II. Section 6673 Penalty

Section 6673(a)(1) authorizes the Court to require the taxpayer to pay a penalty not in excess of $25,000 when it appears to the Court that, inter alia, proceedings have been instituted or maintained by the taxpayer primarily for delay or that the taxpayer's position in such proceeding is frivolous or groundless. In Pierson v. Commissioner , 115 T.C. at 581, we warned that taxpayers abusing the protections afforded by sections 6320 and 6330 through the bringing of dilatory or frivolous lien or levy actions will face sanctions under section 6673. We have since repeatedly disposed of cases premised on arguments akin to those raised herein summarily and with imposition of the section 6673 penalty. See, e.g., Craig v. Commissioner , 119 T.C. at 264-265 (and cases cited thereat).

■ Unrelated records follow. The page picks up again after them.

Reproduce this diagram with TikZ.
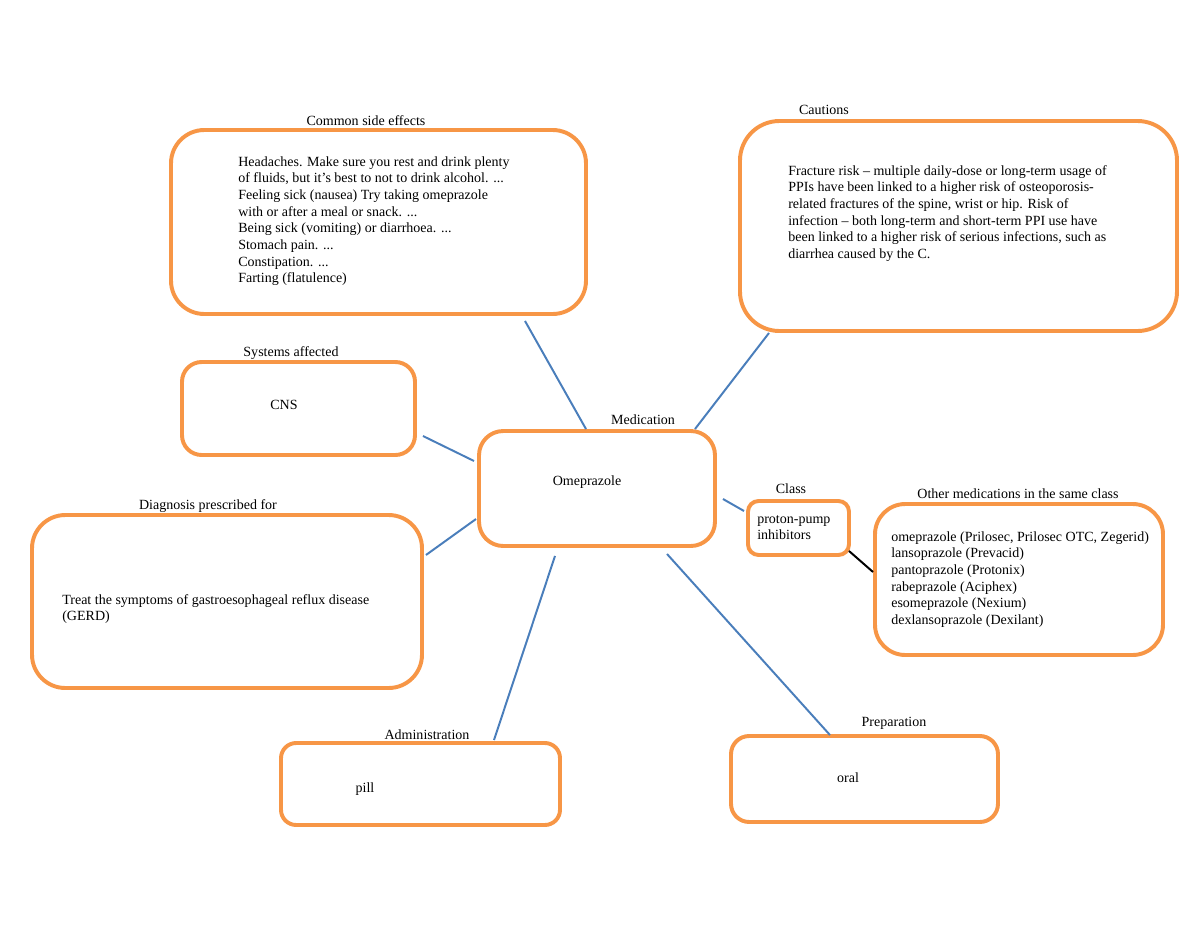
\documentclass[tikz,border=0pt]{standalone}
\usepackage{fontspec}
\setmainfont{Liberation Serif}
\usepackage{tikz}
\usetikzlibrary{positioning}
\definecolor{mapOrange}{RGB}{247,150,70}
\definecolor{mapBlue}{RGB}{74,126,187}
\newdimen\upx \upx=0.66pt

\tikzset{
  topic/.style={draw=mapOrange,line width=2.6pt,fill=white,inner sep=0pt},
  body/.style={anchor=north west,align=left,inner sep=0pt},
  heading/.style={inner sep=0pt},
  link/.style={draw=mapBlue,line width=1.3pt},
}

\begin{document}
\begin{tikzpicture}[x=\upx,y=-\upx,font=\fontsize{9.25}{11}\selectfont]
    \useasboundingbox (0,0) rectangle (1200,927);
    % Boxes of the concept map
    \node[topic,rounded corners=22pt,minimum width=415\upx,minimum height=184\upx] (side) at (378.5,222) {};
    \node[topic,rounded corners=26pt,minimum width=437\upx,minimum height=210\upx] (caution) at (958.5,226) {};
    \node[topic,rounded corners=13pt,minimum width=233\upx,minimum height=93\upx] (system) at (298.5,408.5) {};
    \node[topic,rounded corners=16pt,minimum width=236\upx,minimum height=115\upx] (med) at (597,488.5) {};
    \node[topic,rounded corners=22pt,minimum width=390\upx,minimum height=173\upx] (diag) at (227,601.5) {};
    \node[topic,rounded corners=7pt,minimum width=101\upx,minimum height=54\upx] (class) at (798.5,528) {};
    \node[topic,rounded corners=20pt,minimum width=288\upx,minimum height=151\upx] (other) at (1019,579.5) {};
    \node[topic,rounded corners=10pt,minimum width=279\upx,minimum height=82\upx] (admin) at (420.5,784) {};
    \node[topic,rounded corners=12pt,minimum width=267\upx,minimum height=86\upx] (prep) at (864.5,779) {};

    % Headings above the boxes
    \node[heading] (sideHead) at (366,121) {Common side effects};
    \node[heading] (cautionHead) at (824,110) {Cautions};
    \node[heading] (systemHead) at (291,353) {Systems affected};
    \node[heading] (medHead) at (643,420) {Medication};
    \node[heading] (diagHead) at (208,506) {Diagnosis prescribed for};
    \node[heading] (classHead) at (791,489) {Class};
    \node[heading] (otherHead) at (1018,494) {Other medications in the same class};
    \node[heading] (adminHead) at (427,735) {Administration};
    \node[heading] (prepHead) at (894,723) {Preparation};

    % Box texts
    \node[body] (sideText) at (238,156) {Headaches. Make sure you rest and drink plenty\\
      of fluids, but it's best to not to drink alcohol. ...\\
      Feeling sick (nausea) Try taking omeprazole\\
      with or after a meal or snack. ...\\
      Being sick (vomiting) or diarrhoea. ...\\
      Stomach pain. ...\\
      Constipation. ...\\
      Farting (flatulence)};
    \node[body] (cautionText) at (788,165) {Fracture risk – multiple daily-dose or long-term usage of\\
      PPIs have been linked to a higher risk of osteoporosis-\\
      related fractures of the spine, wrist or hip. Risk of\\
      infection – both long-term and short-term PPI use have\\
      been linked to a higher risk of serious infections, such as\\
      diarrhea caused by the C.};
    \node[heading] (systemText) at (284,405) {CNS};
    \node[heading] (medText) at (587,482) {Omeprazole};
    \node[body] (diagText) at (62,594) {Treat the symptoms of gastroesophageal reflux disease\\(GERD)};
    \node[body] (classText) at (757,515) {proton-pump\\inhibitors};
    \node[body] (otherText) at (891,531) {omeprazole (Prilosec, Prilosec OTC, Zegerid)\\
      lansoprazole (Prevacid)\\
      pantoprazole (Protonix)\\
      rabeprazole (Aciphex)\\
      esomeprazole (Nexium)\\
      dexlansoprazole (Dexilant)};
    \node[heading] (adminText) at (365,789) {pill};
    \node[heading] (prepText) at (848,778) {oral};

    % Connectors
    \draw[link] ([xshift=146.5\upx,yshift=-5\upx]side.south) -- ([xshift=-11\upx]med.north);
    \draw[link] ([xshift=-189.5\upx]caution.south) -- ([xshift=98\upx]med.north);
    \draw[link] ([xshift=6\upx,yshift=-27.5\upx]system.east) -- ([xshift=-3\upx,yshift=27.5\upx]med.west);
    \draw[link] ([xshift=2\upx,yshift=46.5\upx]diag.east) -- ([xshift=-1\upx,yshift=-30.5\upx]med.west);
    \draw[link] ([xshift=6\upx,yshift=-10.5\upx]med.east) -- ([xshift=-2\upx,yshift=17\upx]class.west);
    \draw[link] ([xshift=-42\upx,yshift=-8\upx]med.south) -- ([xshift=73.5\upx,yshift=1\upx]admin.north);
    \draw[link] ([xshift=70\upx,yshift=-6\upx]med.south) -- ([xshift=-34.5\upx,yshift=-1\upx]prep.north);
    \draw[line width=1.3pt] ([xshift=-2\upx,yshift=6\upx]class.south east) -- ([yshift=7.5\upx]other.west);
\end{tikzpicture}
\end{document}
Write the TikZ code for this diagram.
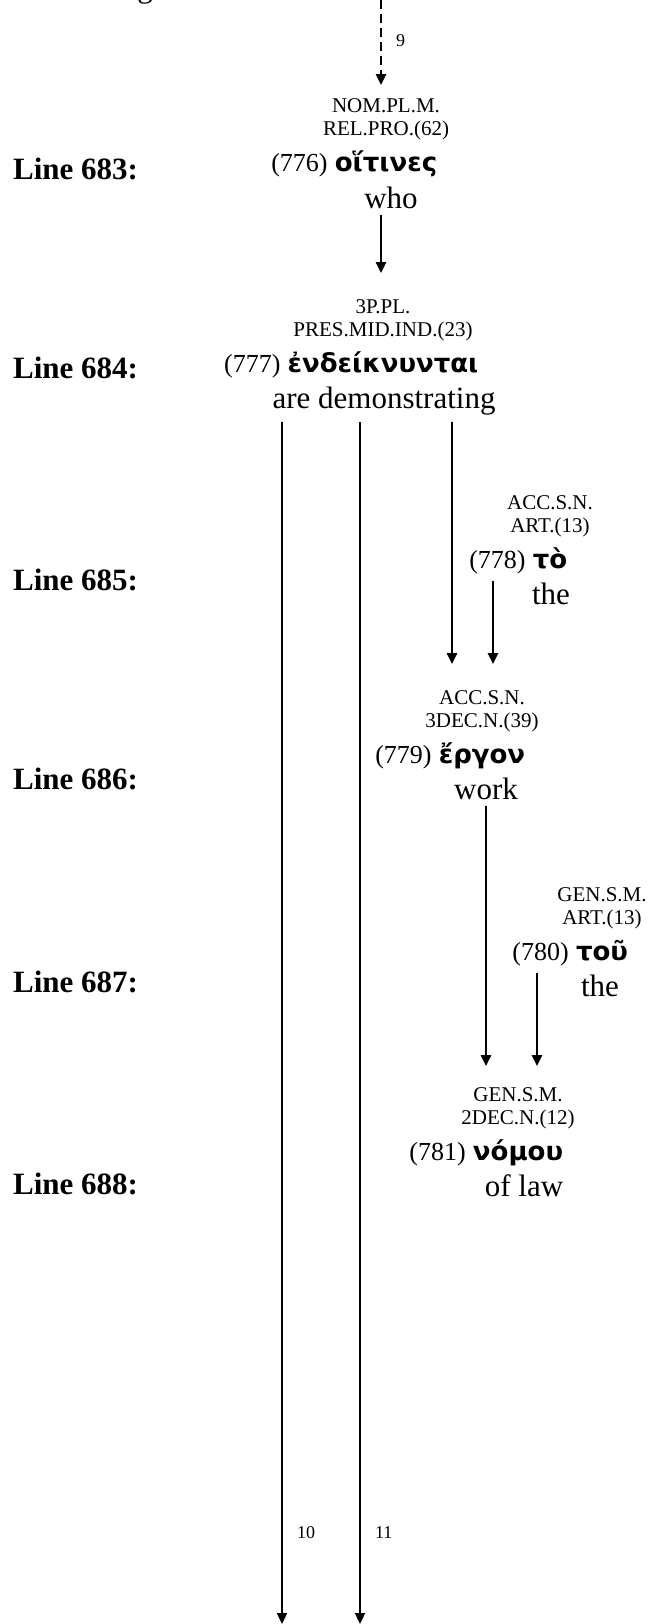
\documentclass[tikz,border=0pt]{standalone}
\usepackage{fontspec}
\setmainfont{Liberation Serif}
\newfontfamily\grkfont{DejaVu Sans}
\usetikzlibrary{arrows.meta,positioning}
\tikzset{
  tag/.style={font={\fontsize{21}{24}\selectfont}, inner sep=0pt, outer ysep=14pt, anchor=base},
  greek/.style={font={\grkfont\bfseries\fontsize{26}{30}\selectfont}, inner sep=0pt, anchor=base},
  wnum/.style={font={\fontsize{26}{30}\selectfont}, inner sep=0pt, outer sep=7pt, anchor=base east},
  gloss/.style={font={\fontsize{31}{36}\selectfont}, inner sep=0pt, outer sep=7pt, anchor=base},
  lineno/.style={font={\bfseries\fontsize{31}{36}\selectfont}, inner sep=0pt, anchor=base west},
  edgelbl/.style={font={\fontsize{18}{20}\selectfont}, inner sep=0pt, anchor=west, xshift=14pt},
  link/.style={line width=2.2pt, -{Triangle[width=10pt,length=11pt]}},
}
\begin{document}
\begin{tikzpicture}[x=1pt,y=-1pt]
\useasboundingbox (0,0) rectangle (653,1624);
% end of the text cut off above
\node[gloss] (cut) at (145,-2) {g};
% name/column/baseline/tag 1/tag 2/greek/gloss/gloss shift
\foreach \n/\x/\b/\ta/\tb/\w/\g/\s in {
  776/386/172/NOM.PL.M./REL.PRO.(62)/οἵτινες/who/5,
  777/383/372/3P.PL./PRES.MID.IND.(23)/ἐνδείκνυνται/are demonstrating/1,
  778/550/568/ACC.S.N./ART.(13)/τὸ/the/1,
  779/482/763/ACC.S.N./3DEC.N.(39)/ἔργον/work/4,
  780/602/960/GEN.S.M./ART.(13)/τοῦ/the/-2,
  781/518/1160/GEN.S.M./2DEC.N.(12)/νόμου/of law/6}
{
  \node[tag] (a\n) at (\x,\b-59) {\ta};
  \node[tag] (t\n) at (\x,\b-36) {\tb};
  \node[greek] (w\n) at (\x,\b) {\w};
  \node[wnum] (n\n) at (w\n.base west) {(\n)};
  \node[gloss] (g\n) at (\x+\s,\b+36) {\g};
}
\foreach \l/\b in {683/179,684/378,685/590,686/789,687/992,688/1194}
  \node[lineno] (l\l) at (13,\b) {Line \l:};
\path
  (381,0) coordinate (A)
  (452,0) coordinate (B)
  (493,0) coordinate (C)
  (486,0) coordinate (D)
  (537,0) coordinate (E)
  (282,1624) coordinate (F)
  (360,1624) coordinate (G)
  ;
\draw[link, dash pattern=on 9pt off 5pt] (A) -- node[edgelbl, pos=.48] {9} (A |- a776.north);
\draw[link, shorten >=12pt] (A |- g776.south) -- (A |- a777.north);
\draw[link, shorten >=12pt] (B |- g777.south) -- (B |- a779.north);
\draw[link, shorten >=12pt] (C |- n778.south) -- (C |- a779.north);
\draw[link, shorten >=7pt] (D |- g779.south) -- (D |- a781.north);
\draw[link, shorten >=7pt] (E |- n780.south) -- (E |- a781.north);
\draw[link] (F |- g777.south) -- node[edgelbl, pos=.924] {10} (F);
\draw[link] (G |- g777.south) -- node[edgelbl, pos=.924] {11} (G);
\end{tikzpicture}
\end{document}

With respect to the instant matter, we are convinced that petitioner instituted this proceeding primarily for delay. Throughout the administrative and trial process, petitioner advanced contentions and demands previously and consistently rejected by this and other courts. He submitted communications quoting, citing, using out of context, and otherwise misapplying portions of the Internal Revenue Code, regulations, Supreme Court decisions, and other authorities. He ignored the Court's explicit warning that any further proceedings would be justified only in the face of relevant and nonfrivolous issues.

Moreover, petitioner was, on multiple occasions, expressly alerted to the potential use of sanctions in his case. Even at the calendar call the Court specifically warned petitioner about section 6673. Yet he appeared at the trial 2 days later without any legitimate evidence or argument in support of his position. He instead continued to espouse those views that had been explicitly addressed and rejected in other cases previously decided by the Court. The Court sua sponte concludes that a penalty of $2,500 should be awarded to the United States in this case. To reflect the foregoing,

An appropriate order and decision will be entered.